Protocol in some areas is to leave disclosure packets out that can be taken away; elsewhere, the standard practice is for the agent to have only a single copy of these items in the home and for serious buyers who would like to peruse them at their own convenience to have their broker or agent call or e-mail the listing agent for a package of their own.

In still other situations, agents have gotten tech-savvy; they might leave a disclosure package in the property with instructions for how interested buyers' brokers can download their own virtual disclosure package online.
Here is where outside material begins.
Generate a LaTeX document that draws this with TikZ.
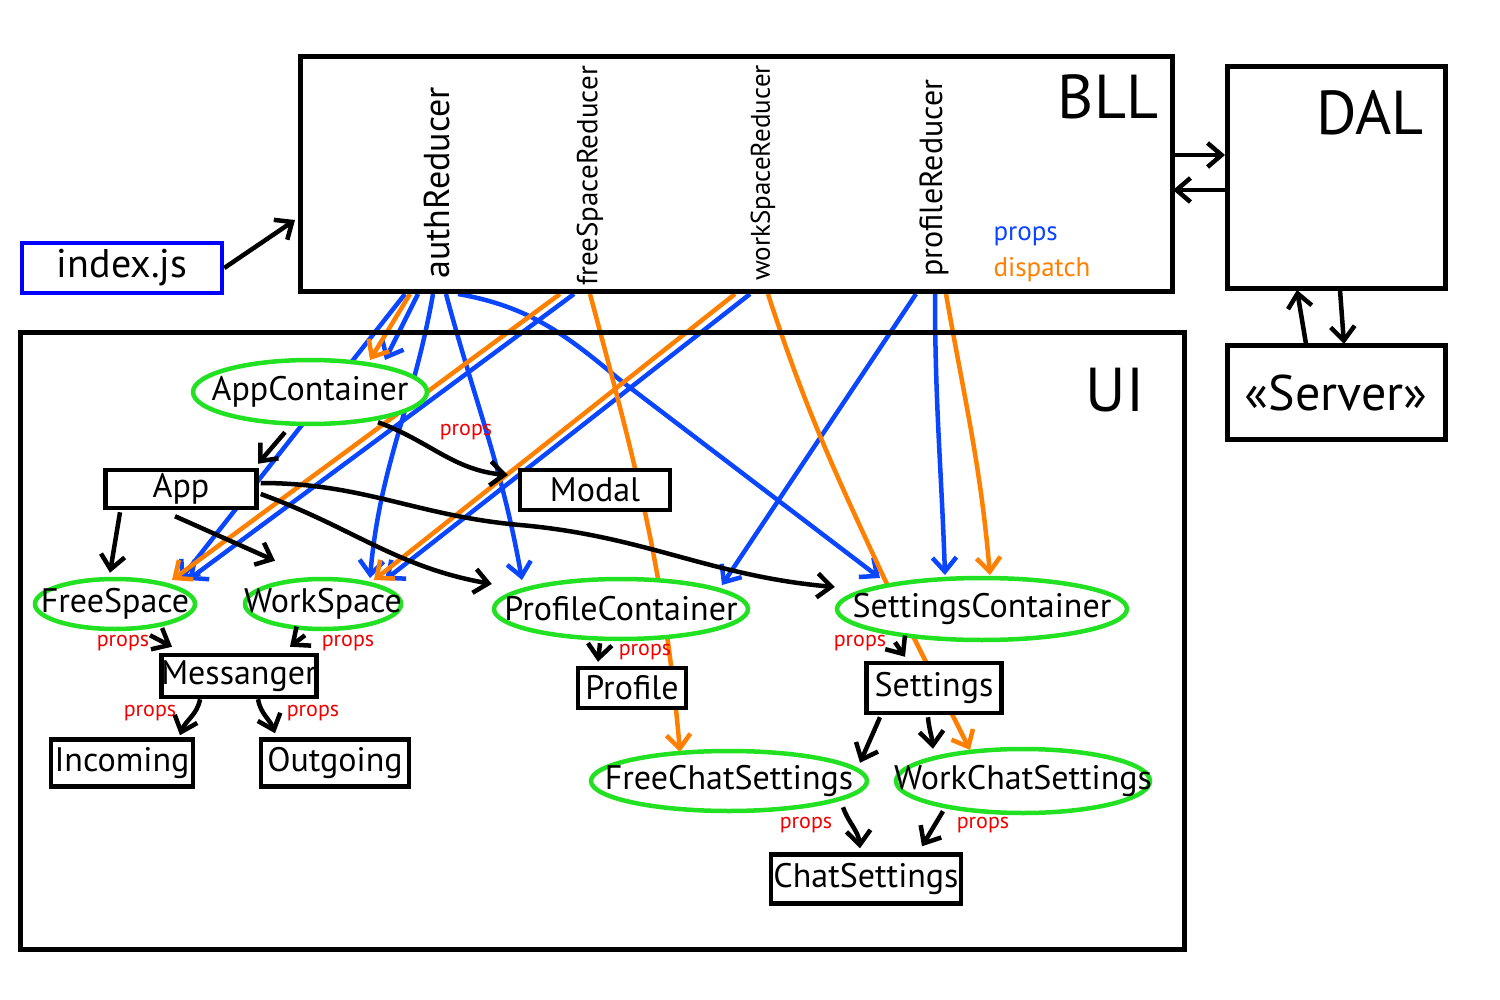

The advantages of leaving these documents on-site are many and vary by situation. If the property has flaws or needs extensive repairs that the seller does not plan to remedy before selling (i.e., desires an as-is sale), allowing buyers to review inspection reports and repair bids while (fingers crossed!) falling in love with the property's potential and/or other selling points can make for a more reality-based offer that is less likely to fall out of escrow later on.

It can also lessen the chances that buyers forget the allure of the place between the time they see it and the time they realize the extent of the property's defects.

If the property has had major upgrades or additions, like your daughter's home, offering up the plans, permits or other details about the work that was done can add to the compelling value buyers perceive the home to present.

But, here's the rub. With most of the disclosure packet documents, copies can be readily made. When it comes to architectural plans and drawings, these items are often on oversized paper or otherwise difficult to copy. My advice is to do it anyway.

Anyone who shows their home should be aware that there is a security gap inherent in allowing strangers into your home. Plans and permits are extremely difficult to replace. I would suggest making a copy and leaving that copy at the property, marked "DO NOT REMOVE FROM PROPERTY," just to make the point.

Until you can make a copy, I would not leave the original in the home to avoid precisely the situation you encountered.

In terms of seeking recourse against this agent, I wouldn't even bother trying. Was her behavior in absconding with the plans bad form? Absolutely. Best practice would have been to leave the plans and simply request a copy or the desired information from the listing agent after the showing.

However, if she was not unequivocally forbidden from taking them, you really have no substantive complaint to lodge with her broker or the local board of Realtors. If I were your daughter, I would focus on eliminating this issue going forward.